Google considers opt-in search privacy
By Alun Williams in Paris
Posted on 19 Jun 2007 at 12:36
Google says it's considering making the retention of personal search data an opt-in service.
The company recently reached a compromise with the EU whereby user data would be retained for a limited period of 18 months. And it may be prepared to make further concessions on user privacy, according to Google's VP of Search Products, Marissa Mayer, speaking at the company's European Press Day.
Would the restriction impact on Google's ability to deliver personalised search results? No, said Mayer. "I actually think this is a good compromise - 18 months hosting data is good enough to personalise search results," she insisted.

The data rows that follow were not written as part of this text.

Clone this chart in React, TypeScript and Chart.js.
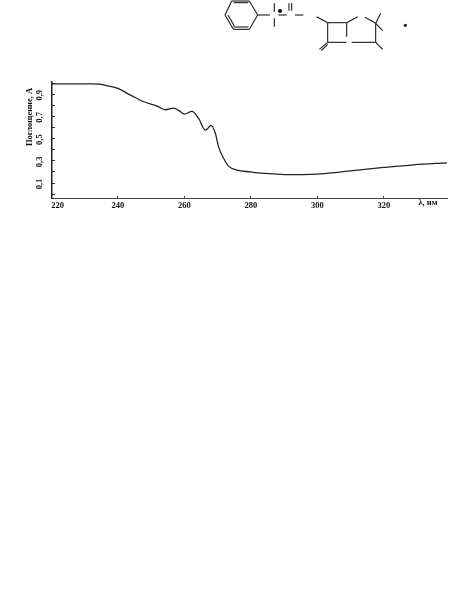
import React, { useEffect, useRef } from "react";
import { Chart, registerables } from "chart.js";

Chart.register(...registerables);

const wavelengths = [220, 226, 232, 234.5, 237, 240, 243.8, 247.8, 251.8, 254.3, 256.8, 258.5, 260, 262.3, 264.3, 266.3, 267, 268, 269.3, 270.3, 271.8, 273.3, 275.8, 279.8, 282, 287, 292, 296, 300, 305, 310, 320, 329, 339];
const absorbance = [0.994, 0.994, 0.994, 0.99, 0.975, 0.952, 0.892, 0.832, 0.793, 0.76, 0.775, 0.75, 0.72, 0.745, 0.682, 0.577, 0.59, 0.62, 0.55, 0.426, 0.323, 0.252, 0.216, 0.2, 0.192, 0.182, 0.176, 0.176, 0.18, 0.193, 0.21, 0.24, 0.264, 0.282];
const xTickValues = [220, 240, 260, 280, 300, 320, 339];
const xTickLabels = ["220", "240", "260", "280", "300", "320", ""];
const yTickLabels = ["0,1", "0,3", "0,5", "0,7", "0,9"];
const yAxisTitle = "Поглощение, А";
const xAxisUnit = "λ, нм";

// Structural formula decoration above the plot, in reference zoom units.
const moleculeStrokes = [
  [50, 3, 30, 45], [30, 45, 55, 88], [55, 88, 103, 88], [103, 88, 128, 45], [128, 45, 103, 3], [103, 3, 50, 3],
  [55, 81, 100, 81], [56, 8, 100, 8], [39, 45, 58, 78],
  [128, 45, 165, 45], [178, 10, 178, 35], [178, 55, 178, 80], [190, 45, 215, 45],
  [222, 10, 222, 32], [230, 10, 230, 32], [240, 45, 265, 45],
  [305, 50, 338, 68], [338, 68, 395, 68], [338, 68, 338, 127], [338, 127, 395, 127], [395, 68, 395, 110],
  [410, 127, 482, 127], [482, 127, 482, 70], [450, 52, 482, 70], [395, 68, 428, 50],
  [482, 70, 497, 40], [482, 70, 503, 92], [482, 127, 503, 148], [338, 127, 313, 148], [338, 133, 319, 152],
];
const moleculeDots = [[195, 33, 5], [571, 76, 3.5]];

const FONT = "'Liberation Serif', serif";

const overlay = {
  id: "overlay",
  afterDraw(chart: any) {
    const c = chart.ctx;
    const area = chart.chartArea;
    c.save();
    c.strokeStyle = "#1c1c1c";
    c.fillStyle = "#111";
    c.lineWidth = 1.1;
    const sx = (v: number) => 215 + v / 3;
    const sy = (v: number) => v / 3;
    for (const [a, b, d, e] of moleculeStrokes) {
      c.beginPath();
      c.moveTo(sx(a), sy(b));
      c.lineTo(sx(d), sy(e));
      c.stroke();
    }
    for (const [a, b, r] of moleculeDots) {
      c.beginPath();
      c.arc(sx(a), sy(b), r / 3 + 0.4, 0, Math.PI * 2);
      c.fill();
    }
    c.font = `bold 8.5px ${FONT}`;
    c.textAlign = "center";
    c.textBaseline = "middle";
    c.fillStyle = "#111";
    c.fillText(xAxisUnit, area.right - 19, area.bottom + 5);
    c.translate(30, 117);
    c.rotate(-Math.PI / 2);
    c.fillText(yAxisTitle, 0, 0);
    c.restore();
  },
};

export default function App() {
  const ref = useRef<HTMLCanvasElement>(null);
  useEffect(() => {
    const chart = new Chart(ref.current!, {
      type: "line",
      data: {
        datasets: [
          {
            data: wavelengths.map((x, i) => ({ x, y: absorbance[i] })),
            borderColor: "#222",
            borderWidth: 1.3,
            pointRadius: 0,
            tension: 0.35,
            cubicInterpolationMode: "monotone",
          },
        ],
      },
      options: {
        responsive: false,
        animation: false,
        layout: { padding: { left: 0, top: 82, right: 19, bottom: 373 } },
        plugins: { legend: { display: false }, tooltip: { enabled: false } },
        scales: {
          x: {
            type: "linear",
            min: 220.2,
            max: 339,
            afterBuildTicks: (s: any) => {
              s.ticks = xTickValues.map((value) => ({ value }));
            },
            ticks: {
              color: "#111",
              font: { family: FONT, size: 8.5, weight: "bold" },
              padding: 5,
              maxRotation: 0,
              autoSkip: false,
              align: "inner",
              callback: (v: any) => xTickLabels[xTickValues.indexOf(v)],
            },
            border: { color: "#444", width: 1 },
            grid: {
              drawOnChartArea: false,
              drawTicks: true,
              tickLength: -2,
              tickColor: (ctx: any) => (ctx.tick && xTickLabels[xTickValues.indexOf(ctx.tick.value)] ? "#444" : "rgba(0,0,0,0)"),
            },
            afterFit: (s: any) => { s.height = 20; },
          },
          y: {
            min: -0.035,
            max: 1.01,
            afterBuildTicks: (s: any) => {
              const vals = [0, 0.1, 0.2, 0.3, 0.4, 0.5, 0.6, 0.7, 0.8, 0.9, 1];
              s.ticks = vals.map((value) => ({ value }));
            },
            ticks: {
              color: "#111",
              font: { family: FONT, size: 8.5, weight: "bold" },
              padding: 10,
              labelOffset: 1,
              crossAlign: "center",
              minRotation: 90,
              maxRotation: 90,
              autoSkip: false,
              callback: (v: any) => {
                const i = [0.1, 0.3, 0.5, 0.7, 0.9].findIndex((t) => Math.abs(t - v) < 1e-6);
                return i >= 0 ? yTickLabels[i] : "";
              },
            },
            border: { color: "#222", width: 1.5 },
            grid: { drawOnChartArea: false, drawTicks: true, tickLength: -3, color: "#333" },
            afterFit: (s: any) => { s.width = 52; },
          },
        },
      },
      plugins: [overlay],
    } as any);
    return () => chart.destroy();
  }, []);
  return (
    <canvas
      ref={ref}
      width={466}
      height={591}
      style={{ position: "absolute", left: 0, top: 0, width: 466, height: 591, display: "block", background: "#fff" }}
    />
  );
}
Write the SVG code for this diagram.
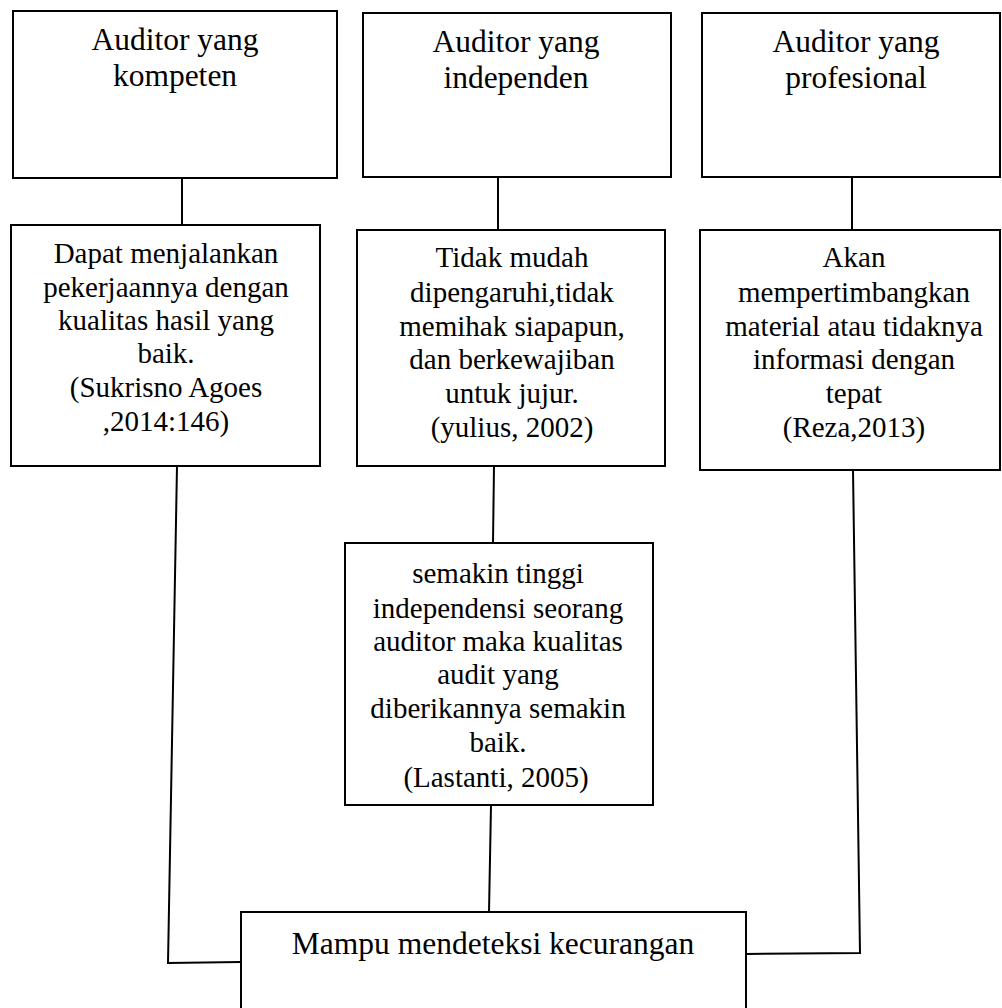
<svg xmlns="http://www.w3.org/2000/svg" width="1002" height="1008" viewBox="0 0 1002 1008">
<style>
rect{fill:#fff;stroke:#000;stroke-width:2}
.c line,.c polyline{stroke:#000;stroke-width:2;fill:none}
text{font-family:"Liberation Serif","Times New Roman",serif;fill:#000;text-anchor:middle}
.t{font-size:31.5px}
.b{font-size:29px}
</style>
<rect x="0" y="0" width="1002" height="1008" style="stroke:none"/>
<g class="c" id="connectors">
<line x1="182" y1="178" x2="182" y2="225"/>
<line x1="498" y1="177" x2="498" y2="230"/>
<line x1="852" y1="177" x2="852" y2="230"/>
<line x1="494" y1="466" x2="493" y2="543"/>
<polyline points="177,466 168,963 241,962"/>
<line x1="491" y1="805" x2="489" y2="912"/>
<polyline points="853,470 860,953 746,954"/>
</g>
<g id="n1"><rect x="13" y="11" width="324" height="167"/>
<text class="t" x="175" y="50">Auditor yang</text><text class="t" x="175" y="86">kompeten</text></g>
<g id="n2"><rect x="363" y="13" width="308" height="164"/>
<text class="t" x="516" y="52">Auditor yang</text><text class="t" x="516" y="88">independen</text></g>
<g id="n3"><rect x="702" y="13" width="298" height="164"/>
<text class="t" x="856" y="52">Auditor yang</text><text class="t" x="856" y="88">profesional</text></g>
<g id="n4"><rect x="11" y="225" width="309" height="241"/>
<text class="b" x="166" y="263">Dapat menjalankan</text>
<text class="b" x="166" y="297">pekerjaannya dengan</text>
<text class="b" x="166" y="330">kualitas hasil yang</text>
<text class="b" x="166" y="363">baik.</text>
<text class="b" x="166" y="397">(Sukrisno Agoes</text>
<text class="b" x="166" y="431">,2014:146)</text></g>
<g id="n5"><rect x="357" y="230" width="308" height="236"/>
<text class="b" x="512" y="267">Tidak mudah</text>
<text class="b" x="512" y="302">dipengaruhi,tidak</text>
<text class="b" x="512" y="336">memihak siapapun,</text>
<text class="b" x="512" y="369">dan berkewajiban</text>
<text class="b" x="512" y="403">untuk jujur.</text>
<text class="b" x="512" y="437">(yulius, 2002)</text></g>
<g id="n6"><rect x="700" y="230" width="300" height="240"/>
<text class="b" x="854" y="267">Akan</text>
<text class="b" x="854" y="302">mempertimbangkan</text>
<text class="b" x="854" y="336">material atau tidaknya</text>
<text class="b" x="854" y="369">informasi dengan</text>
<text class="b" x="854" y="403">tepat</text>
<text class="b" x="854" y="437">(Reza,2013)</text></g>
<g id="n7"><rect x="345" y="543" width="308" height="262"/>
<text class="b" x="498" y="583">semakin tinggi</text>
<text class="b" x="498" y="618">independensi seorang</text>
<text class="b" x="498" y="651">auditor maka kualitas</text>
<text class="b" x="498" y="684">audit yang</text>
<text class="b" x="498" y="718">diberikannya semakin</text>
<text class="b" x="498" y="752">baik.</text>
<text class="b" x="496" y="787">(Lastanti, 2005)</text></g>
<g id="n8"><rect x="241" y="912" width="505" height="110"/>
<text class="t" x="493" y="954">Mampu mendeteksi kecurangan</text></g>
</svg>
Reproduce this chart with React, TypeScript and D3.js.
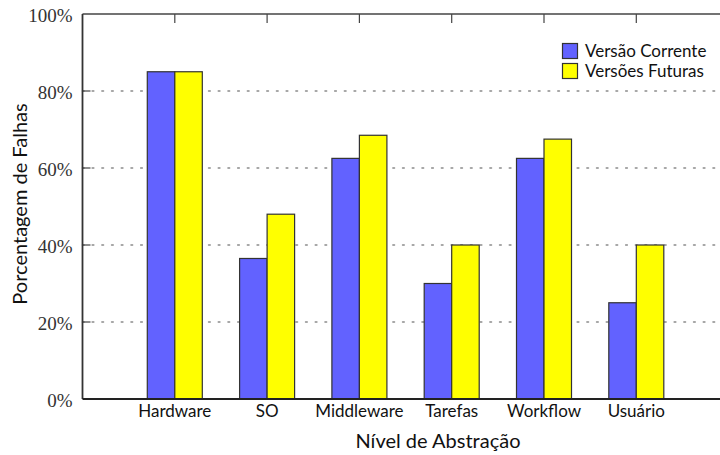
import React from "react";
import * as d3 from "d3";

const categories = ["Hardware", "SO", "Middleware", "Tarefas", "Workflow", "Usuário"];
const versaoCorrente = [85, 36.5, 62.5, 30, 62.5, 25];
const versoesFuturas = [85, 48, 68.5, 40, 67.5, 40];
const yTicks = [0, 20, 40, 60, 80, 100];
const seriesNames = ["Versão Corrente", "Versões Futuras"];
const seriesColors = ["#6262ff", "#ffff00"];

const W = 720;
const H = 455;
const left = 82.5;
const top = 14;
const bottom = 399;
const step = 92.3;

export default function App() {
  const x = d3.scaleLinear().domain([0, 7]).range([left, left + step * 7]);
  const y = d3.scaleLinear().domain([0, 100]).range([bottom, top]);
  const barW = x(0.298) - x(0);
  const font = "Lato, 'Open Sans', sans-serif";
  const series = [versaoCorrente, versoesFuturas];

  return (
    <svg width={W} height={H} style={{ position: "absolute", left: 0, top: 0, background: "#fff" }}>
      {yTicks.filter((t) => t > 0 && t < 100).map((t) => (
        <g key={t}>
          <line x1={x(0)} x2={W} y1={y(t)} y2={y(t)} stroke="#8a8a8a" strokeWidth={1.6}
            strokeDasharray="1.6,8.1" strokeLinecap="round" />
          <line x1={x(0)} x2={x(0) + 8} y1={y(t)} y2={y(t)} stroke="#444" strokeWidth={1.2} />
        </g>
      ))}
      {categories.map((c, i) => (
        <g key={c}>
          {series.map((s, k) => (
            <rect key={k}
              x={k === 0 ? x(i + 1) - barW : x(i + 1)}
              y={y(s[i])}
              width={barW}
              height={y(0) - y(s[i])}
              fill={seriesColors[k]}
              stroke="#333"
              strokeWidth={1.2} />
          ))}
        </g>
      ))}
      {categories.map((c, i) => (
        <line key={c} x1={x(i + 1)} x2={x(i + 1)} y1={y(100)} y2={y(100) + 9} stroke="#444" strokeWidth={1.2} />
      ))}
      <line x1={x(0)} x2={W} y1={y(100)} y2={y(100)} stroke="#444" strokeWidth={1.5} />
      <line x1={x(0)} x2={x(0)} y1={y(100)} y2={y(0)} stroke="#333" strokeWidth={1.8} />
      <line x1={x(0)} x2={W} y1={y(0)} y2={y(0)} stroke="#222" strokeWidth={2} />
      {yTicks.map((t) => (
        <text key={t} x={x(0) - 10} y={y(t) + 8} textAnchor="end"
          fontFamily="'Liberation Serif', 'DejaVu Serif', serif" fontSize={19} fill="#333">
          {t}%
        </text>
      ))}
      {categories.map((c, i) => (
        <text key={c} x={x(i + 1)} y={417} textAnchor="middle" fontFamily={font} fontSize={17} fill="#111">
          {c}
        </text>
      ))}
      <text x={438} y={448} textAnchor="middle" fontFamily={font} fontSize={20} fill="#111">
        Nível de Abstração
      </text>
      <text transform="translate(27,204) rotate(-90)" textAnchor="middle" fontFamily={font} fontSize={20} fill="#111">
        Porcentagem de Falhas
      </text>
      {seriesNames.map((n, k) => (
        <g key={n} transform={`translate(562,${43 + k * 20})`}>
          <rect x={0.5} y={0.5} width={15} height={15} fill={seriesColors[k]} stroke="#333" strokeWidth={1.2} />
          <text x={23} y={14} fontFamily={font} fontSize={17} fill="#111">{n}</text>
        </g>
      ))}
    </svg>
  );
}
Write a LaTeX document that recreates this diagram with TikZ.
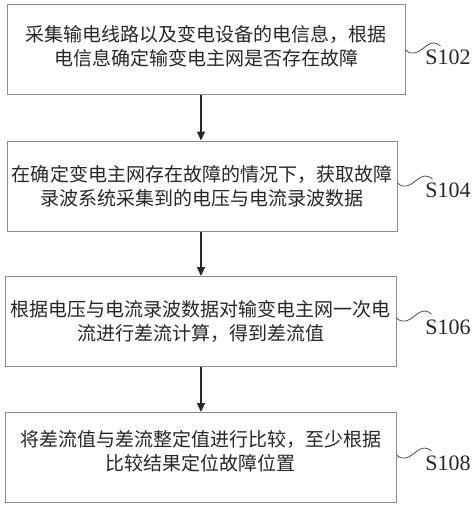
\documentclass[tikz,border=0pt]{standalone}
\usepackage{fontspec}
\setmainfont{Liberation Serif}
\newfontfamily\cjk{Noto Sans CJK SC}
\usetikzlibrary{arrows.meta}
\begin{document}
\begin{tikzpicture}[x=1pt,y=-1pt,
  stepbox/.style={draw=black!45,line width=1pt,inner sep=0pt,minimum width=#1,minimum height=90pt,
    align=center,font=\cjk\fontsize{19}{24}\selectfont,text=black!85},
  flow/.style={draw=black!85,line width=1.1pt,-{Triangle[length=9pt,width=8pt]}},
  wave/.style={draw=black!70,line width=0.8pt},
  steplabel/.style={font=\fontsize{22}{24}\selectfont,text=black!85,inner sep=0pt}]
\useasboundingbox (0,0) rectangle (474,508);
\node[stepbox=398pt,text depth=9pt] (b1) at (206,49.5) {采集输电线路以及变电设备的电信息，根据\\电信息确定输变电主网是否存在故障};
\node[stepbox=390pt] (b2) at (202,186) {在确定变电主网存在故障的情况下，获取故障\\录波系统采集到的电压与电流录波数据};
\node[stepbox=391pt] (b3) at (200.5,321.5) {根据电压与电流录波数据对输变电主网一次电\\流进行差流计算，得到差流值};
\node[stepbox=391pt,text depth=15pt] (b4) at (200.5,457.5) {将差流值与差流整定值进行比较，至少根据\\比较结果定位故障位置};
\draw[flow] (b1.south -| 201,0) -- (b2.north -| 201,0);
\draw[flow] (b2.south -| 201,0) -- (b3.north -| 201,0);
\draw[flow] (b3.south -| 201,0) -- (b4.north -| 201,0);
\node[steplabel] (l1) at (448,57) {S102};
\node[steplabel] (l2) at (448,190) {S104};
\node[steplabel] (l3) at (448,327) {S106};
\node[steplabel] (l4) at (448,463) {S108};
\coordinate (w1) at (b1.east |- 0,50);
\coordinate (w2) at (b2.east |- 0,183);
\coordinate (w3) at (b3.east |- 0,318);
\coordinate (w4) at (b4.east |- 0,455);
\foreach \w in {w1,w2,w3,w4}{
  \draw[wave] (\w) .. controls +(4,3) and +(-4,0) .. ++(8,3) .. controls +(7,0) and +(-7,0) .. ++(20,-10) .. controls +(3,0) and +(-2,-1.5) .. ++(7,3);
}
\end{tikzpicture}
\end{document}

What about the ability for users to explicitly opt-in for data to be retained for a greater length of time? Mayer didn't rule it out. "I don't know, it's possible," she says. "With explicit consent [from the user], it is something we may consider doing."
Booming index
The company also boasted that it now indexes three times as many web pages as its nearest rival, which we can safely assume is a reference to Yahoo. Mayer noted the now distant day in June 2000 when Google became 'giga Google' - passing the billion mark for indexed pages - and said the company now measured its data in terms of tens of billions of pages.
Mayer also hinted that the company is making progress with Semantic Web search. "We can do an approximate job of the Semantic Web," said Mayer, adding that Google was always working to understand web "entitites" when people search online for information.
But rather than deduce a single meaning through logical deduction, she said the company would continue to rely primarily on brute processing power - exploring all possibilities to find the "best fit" for a user's search results. "This is what computers are good for," she said.